如果导航没有关联策略数据，无需请求策略引擎，但是后面的页面、CARD等又关联了策略引擎，那该怎么处理呢？我们参考了TraceId的处理方式，在每个调用策略引擎服务的节点(不同业务如页面、CARD等)进行判断是否有链路数据，如果没有，则获取策略引擎数据后放置进去，如果有则忽略。这样就保证最前置的节点拿到画像数据后，进行向后传递，减少后续节点对于DMP服务的流量。很明显，这些逻辑有一些业务侵入性，所以我们将调用策略引擎的方式优化为SDK调用，在SDK内部做了一些统一的逻辑处理，让业务调用方无感知。

2、全链路追踪 — 基于SkyWalking

skywalking 是分布式系统的应用程序性能监视工具，专为微服务、云原生架构和基于容器化技术（docker、K8s、Mesos）架构而设计，它是一款优秀的 APM（Application Performance Management）工具。skywalking 是观察性分析平台和应用性能管理系统。提供分布式追踪、服务网格遥测分析、度量聚合和可视化一体化解决方案。对于为什么选择skywalking，除去skywalking本身的优势以外，业务上的理由是爱奇艺海外项目目前已经接入SkyWalking，开发成本最低，维护更加便利。所以，使用skywalking传递分布式共享变量只需要引入一个Maven依赖，调用其特有的方法，就可以将数据进行链路传递。

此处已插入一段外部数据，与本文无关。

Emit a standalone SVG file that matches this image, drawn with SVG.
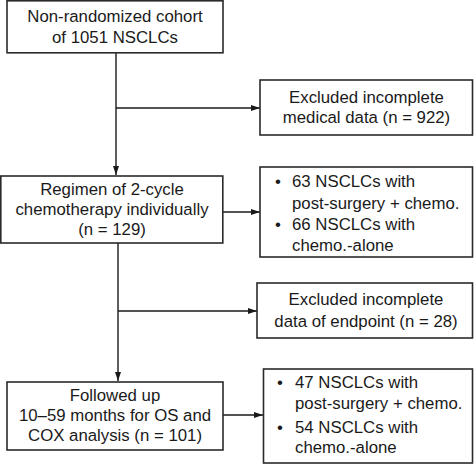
<svg xmlns="http://www.w3.org/2000/svg" width="474" height="464" viewBox="0 0 474 464">
<defs>
<marker id="ah" markerWidth="9" markerHeight="6" refX="9" refY="3" orient="auto" markerUnits="userSpaceOnUse">
<path d="M0,0 L9,3 L0,6 Z" fill="#1a1a1a"/>
</marker>
<style>
.box{fill:#fff;stroke:#2a2a2a;stroke-width:1.6}
.t{font-family:"Liberation Sans",Arial,Helvetica,sans-serif;font-size:16.8px;fill:#1a1a1a}
.c{text-anchor:middle}
.ln{fill:none;stroke:#1a1a1a;stroke-width:1.4}
</style>
</defs>
<rect width="474" height="464" fill="#fff"/>
<g id="connectors">
<path class="ln" d="M116,53 V175" marker-end="url(#ah)"/>
<path class="ln" d="M116,108 H260" marker-end="url(#ah)"/>
<path class="ln" d="M223,212 H260" marker-end="url(#ah)"/>
<path class="ln" d="M118,243 V381" marker-end="url(#ah)"/>
<path class="ln" d="M118,311 H257" marker-end="url(#ah)"/>
<path class="ln" d="M223,415 H263" marker-end="url(#ah)"/>
</g>
<g id="cohort">
<rect class="box" x="7" y="0.8" width="216" height="52"/>
<text class="t c" x="115" y="22.3">Non-randomized cohort</text>
<text class="t c" x="115" y="42.5">of 1051 NSCLCs</text>
</g>
<g id="excluded1">
<rect class="box" x="260" y="80" width="212.5" height="55"/>
<text class="t c" x="366.5" y="102.7">Excluded incomplete</text>
<text class="t c" x="366.5" y="123.3">medical data (n = 922)</text>
</g>
<g id="regimen">
<rect class="box" x="0.8" y="176" width="222" height="67"/>
<text class="t c" x="112" y="195">Regimen of 2-cycle</text>
<text class="t c" x="112" y="215">chemotherapy individually</text>
<text class="t c" x="112" y="235">(n = 129)</text>
</g>
<g id="groups1">
<rect class="box" x="260" y="167" width="212.5" height="90"/>
<text class="t" x="275" y="187">•</text>
<text class="t" x="292" y="187">63 NSCLCs with</text>
<text class="t" x="292" y="208.5">post-surgery + chemo.</text>
<text class="t" x="275" y="230">•</text>
<text class="t" x="292" y="230">66 NSCLCs with</text>
<text class="t" x="292" y="251">chemo.-alone</text>
</g>
<g id="excluded2">
<rect class="box" x="257" y="283" width="215.5" height="55"/>
<text class="t c" x="366" y="305">Excluded incomplete</text>
<text class="t c" x="366" y="327">data of endpoint (n = 28)</text>
</g>
<g id="followed">
<rect class="box" x="7" y="382" width="216" height="68"/>
<text class="t c" x="115" y="401">Followed up</text>
<text class="t c" x="115" y="421">10–59 months for OS and</text>
<text class="t c" x="115" y="441">COX analysis (n = 101)</text>
</g>
<g id="groups2">
<rect class="box" x="263.5" y="369" width="209" height="94"/>
<text class="t" x="277" y="388">•</text>
<text class="t" x="295" y="388">47 NSCLCs with</text>
<text class="t" x="295" y="409">post-surgery + chemo.</text>
<text class="t" x="277" y="433">•</text>
<text class="t" x="295" y="433">54 NSCLCs with</text>
<text class="t" x="295" y="453">chemo.-alone</text>
</g>
</svg>
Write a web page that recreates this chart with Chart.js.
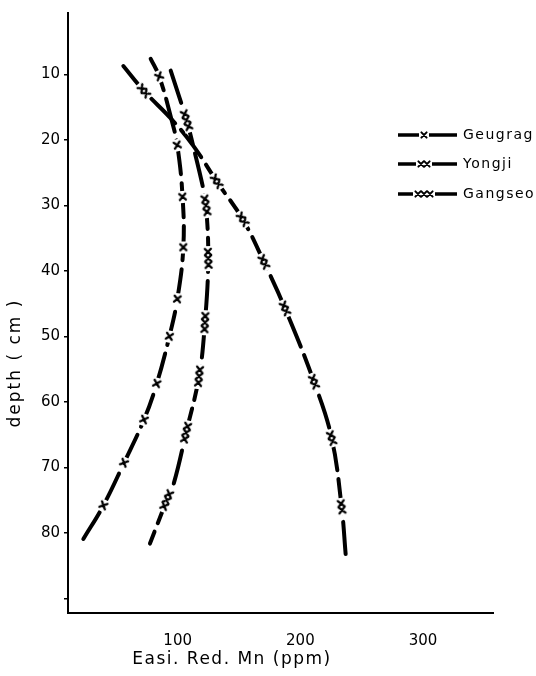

分布式共享变量的方案会增加网络传递数据的大小，增加网络开销；当链路数据足够大的时候甚至会影响服务响应性能。因此控制链路数据大小、链路数据的控制和评估链路数据对网络性能造成影响是尤为重要的。下面将详细介绍。

3、链路传输优化 — 压缩解压缩

3.1 压缩基本原理

目前用处最为广泛的压缩算法包括Gzip等大多是基于DEFLATE，而DEFLATE 是同时使用了 LZ77 算法与哈夫曼编码（Huffman Coding）的一种无损数据压缩算法。其中 LZ77 算法是先通过前向缓冲区预读取数据，然后再向滑动窗口移入（滑动窗口有一定的长度)，不断寻找能与字典中短语匹配的最长短语，然后通过标记符标记，依次来缩短字符串的长度。哈夫曼编码主要是用较短的编码代替较常用的字母，用较长的编码代替较少用的字母，从而减少了文本的总长度，其较少的编码通常使用构造二叉树来实现。

3.2 压缩选型

由于BI获取的用户画像TAG固定且个数较少，因此这里选择DMP数据作为实验对比数据。以下是不同场景下压缩大小对比数据

由上表分析可得

方案3得到的数据最小，因此选择方案3作为分布式共享变量的压缩方案。

4、数据大小导致的网络消耗分析和极端情况控制

4.1 背景概述

这种方案也存在一些弊端，即需要把用户画像数据通过网络传递，显然这增加了网络开销。理论上，网络数据量与传输速度成正比，但是在工程实践中，带宽肯定是有上限的，因此，对于DMP画像数据存入大小进行压测试验，以确定分布式共享变量对于网络性能的影响。

4.2 压测方案

1.测试网络，画像数据不被策略引擎使用，策略引擎依然请求DMP服务。

实验组是请求策略引擎服务的时候带入压缩后的画像数据，对照组是请求策略引擎服务的时候不带入压缩后的画像数据。调整并发值，比较在不同QPS场景下两者的接口性能。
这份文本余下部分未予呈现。